Deep Dive: How the Court Reached Its Decision
Overview of Attorney-Client Privilege
The court began by explaining the purpose of attorney-client privilege, which is to foster open and honest communication between clients and their legal counsel. This privilege is fundamental to the legal system, as it allows clients to seek legal advice without fear that their disclosures will be used against them later. However, the privilege is not absolute and can be waived, particularly when a party introduces privileged communications into the litigation. The waiver can occur in two primary scenarios: when a party discloses the privileged communications themselves or when it introduces an issue into the litigation that requires examination of those communications. The principle of "at issue" waiver is essential as it prevents parties from using the privilege as both a shield to avoid disclosure and a sword to gain an advantage in the case. It maintains fairness in litigation by ensuring that parties cannot selectively disclose information while protecting others that could be detrimental to their position. Thus, the court recognized that Wilmington Trust's invocation of an advice of counsel defense placed its communications with counsel directly at issue, leading to the consideration of a potential waiver of privilege.
Application of the "At Issue" Waiver
The court applied the "at issue" waiver principle to Wilmington Trust's case, determining that the corporate trustee's assertion of an advice of counsel defense significantly impacted its claim of attorney-client privilege. By claiming that it relied on counsel's advice when making certain decisions regarding the trust, Wilmington Trust effectively placed those communications into the litigation arena. The court noted that this decision to assert the advice of counsel defense meant that Wilmington Trust could not limit the scope of the waiver based solely on the timing of communications or the specific actions being challenged. The court found Wilmington Trust's attempts to restrict the waiver inconsistent with established legal precedent and unfair to the beneficiaries who sought to assess the validity of the defense. This determination emphasized that the waiver would apply to all communications relevant to Wilmington Trust's powers and responsibilities under the trust agreement, thereby ensuring transparency for the beneficiaries in light of the allegations against Wilmington Trust.
Limitations on the Scope of Waiver
While the court held that Wilmington Trust waived its attorney-client privilege concerning communications about its powers and responsibilities, it also recognized the need to protect certain attorney-client communications. Specifically, the court determined that communications directly related to Wilmington Trust's potential liability or litigation strategy could remain privileged. This delineation acknowledged the importance of maintaining confidentiality in matters where disclosure could harm the trustee's legal position. The court indicated that Wilmington Trust could redact portions of documents that addressed these sensitive areas, thus allowing it to comply with the waiver ruling while still protecting the core of the attorney-client privilege. This careful balancing aimed to ensure that the beneficiaries had access to the information necessary to challenge Wilmington Trust's defense without compromising the essential protections of attorney-client communication regarding litigation strategy and potential exposure.

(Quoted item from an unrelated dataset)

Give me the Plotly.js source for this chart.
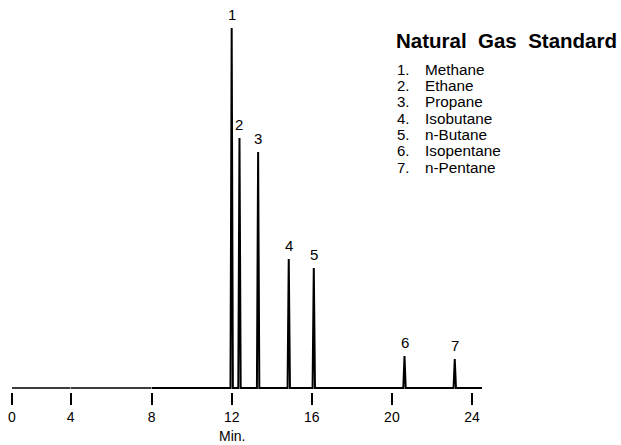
<!DOCTYPE html>
<html>
<head>
<meta charset="utf-8">
<script src="https://cdn.plot.ly/plotly-3.0.1.min.js"></script>
<style>
  html, body { margin: 0; padding: 0; background: #fff; }
  #chart { width: 621px; height: 445px; }
</style>
</head>
<body>
<div id="chart"></div>
<script>
// peaks (retention time in min, height in relative units)
var peakNumbers = ['1', '2', '3', '4', '5', '6', '7'];
var retentionTimes = [12.0, 12.39, 13.32, 14.85, 16.1, 20.63, 23.14];
var peakHeights = [360, 250, 236, 129, 120, 32, 29];
var compoundNames = ['Methane', 'Ethane', 'Propane', 'Isobutane', 'n-Butane', 'Isopentane', 'n-Pentane'];

var lateTicks = [8, 12, 16, 20, 24];
var runEnd = 24.5;

var font = '"Liberation Sans", Arial, Helvetica, sans-serif';

// spike trace: flat baseline with a narrow peak at each retention time
var halfWidth = 0.06;
var px = [8], py = [0];
retentionTimes.forEach(function(rt, i) {
  px.push(rt - halfWidth, rt, rt + halfWidth);
  py.push(0, peakHeights[i], 0);
});
px.push(runEnd);
py.push(0);

// the original time axis is squeezed before 8 min, so it is drawn in pieces
var baseline1 = {
  x: [0, 4], y: [0, 0], xaxis: 'x', yaxis: 'y',
  mode: 'lines', type: 'scatter',
  line: { color: '#3c3c3c', width: 1.8 },
  hoverinfo: 'skip',
};

var baseline2 = {
  x: [4, 8], y: [0, 0], xaxis: 'x3', yaxis: 'y',
  mode: 'lines', type: 'scatter',
  line: { color: '#3c3c3c', width: 1.8 },
  hoverinfo: 'skip',
};

var peaksTrace = {
  x: px, y: py, xaxis: 'x2', yaxis: 'y',
  mode: 'lines', type: 'scatter',
  line: { color: '#000000', width: 2 },
  hoverinfo: 'skip',
};

// plot area spans 12..482 px horizontally
var plotW = 470.4;
var cut4 = (70.7 - 12) / plotW;
var cut8 = (151.7 - 12) / plotW;

var annotations = [];

retentionTimes.forEach(function(rt, i) {
  annotations.push({
    text: peakNumbers[i],
    x: rt,
    y: peakHeights[i],
    xref: 'x2',
    yref: 'y',
    xanchor: 'center',
    yanchor: 'bottom',
    yshift: 3,
    showarrow: false,
    font: { family: font, size: 15, color: '#000' },
  });
});

annotations.push({
  text: 'Natural&nbsp;&nbsp;Gas&nbsp;&nbsp;Standard',
  x: 0.812,
  y: 0.944,
  xref: 'paper',
  yref: 'paper',
  xanchor: 'left',
  yanchor: 'middle',
  showarrow: false,
  font: { family: font, size: 20.5, color: '#000', weight: 'bold' },
});

compoundNames.forEach(function(name, i) {
  var yy = 0.8675 - i * 0.0438;
  annotations.push({
    text: peakNumbers[i] + '.',
    x: 0.814,
    y: yy,
    xref: 'paper',
    yref: 'paper',
    xanchor: 'left',
    yanchor: 'middle',
    showarrow: false,
    font: { family: font, size: 15, color: '#000' },
  });
  annotations.push({
    text: name,
    x: 0.874,
    y: yy,
    xref: 'paper',
    yref: 'paper',
    xanchor: 'left',
    yanchor: 'middle',
    showarrow: false,
    font: { family: font, size: 15.3, color: '#000' },
  });
});

annotations.push({
  text: 'Min.',
  x: 12,
  y: -0.118,
  xref: 'x2',
  yref: 'paper',
  xanchor: 'center',
  yanchor: 'middle',
  showarrow: false,
  font: { family: font, size: 14, color: '#000' },
});

var axisCommon = {
  showgrid: false,
  zeroline: false,
  showline: false,
  ticks: 'outside',
  ticklen: 12,
  tickwidth: 2,
  tickcolor: '#000',
  tickfont: { family: font, size: 14, color: '#000' },
  fixedrange: true,
  anchor: 'y',
  tickmode: 'array',
};

var layout = {
  width: 621,
  height: 445,
  margin: { l: 12, r: 138.6, t: 20, b: 53 },
  paper_bgcolor: '#fff',
  plot_bgcolor: '#fff',
  showlegend: false,
  xaxis: Object.assign({}, axisCommon, {
    domain: [0, cut4],
    range: [0, 4],
    tickvals: [0],
  }),
  xaxis3: Object.assign({}, axisCommon, {
    domain: [cut4, cut8],
    range: [4, 8],
    tickvals: [4],
  }),
  xaxis2: Object.assign({}, axisCommon, {
    domain: [cut8, 1],
    range: [8, runEnd],
    tickvals: lateTicks,
  }),
  yaxis: {
    range: [-4, 368],
    visible: false,
    fixedrange: true,
  },
  annotations: annotations,
};

Plotly.newPlot('chart', [baseline1, baseline2, peaksTrace], layout, { displayModeBar: false, staticPlot: true });
</script>
</body>
</html>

Wilmington Trust's Argument Limitations
The court evaluated Wilmington Trust's arguments for limiting the scope of the waiver, finding them unpersuasive. Wilmington Trust contended that the waiver should only extend to communications made before a specific event, the Wave2Wave bankruptcy, and that any advice received after that date should not be included in the waiver. The court rejected this self-imposed limitation, highlighting that such a restriction would undermine the fairness principle underlying the waiver doctrine. It emphasized that the relevant issue was not merely the timing of the advice but rather the fact that Wilmington Trust had placed its reliance on counsel's advice at the center of the litigation. By doing so, Wilmington Trust could not selectively assert privilege for communications made after the bankruptcy that could inform the beneficiaries about the trust's administration and the trustee's obligations. The court reaffirmed that the waiver applied to all communications related to Wilmington Trust's advisory discussions with counsel regarding its responsibilities under the trust agreement, regardless of when those discussions occurred.
Conclusion on the Waiver and Its Implications
In conclusion, the court recommended that Wilmington Trust had waived attorney-client privilege for all relevant communications concerning its powers and responsibilities under the trust agreement, while allowing for limited redactions related to litigation strategy and potential liability. This ruling established that the invocation of an advice of counsel defense creates a considerable obligation on the part of the asserting party to disclose relevant communications, thus ensuring the fair adjudication of claims against them. The court's analysis underscored the importance of transparency in fiduciary duties, especially in cases involving substantial monetary claims from beneficiaries. By delineating the scope of the waiver, the court aimed to balance the need for full disclosure with the protection of privileged information that could unjustly harm the trustee's position in ongoing or future litigation. The decision set a clear precedent that parties cannot use privilege as a protective shield while simultaneously leveraging it to advance their litigation stance, reinforcing the integrity of the legal process.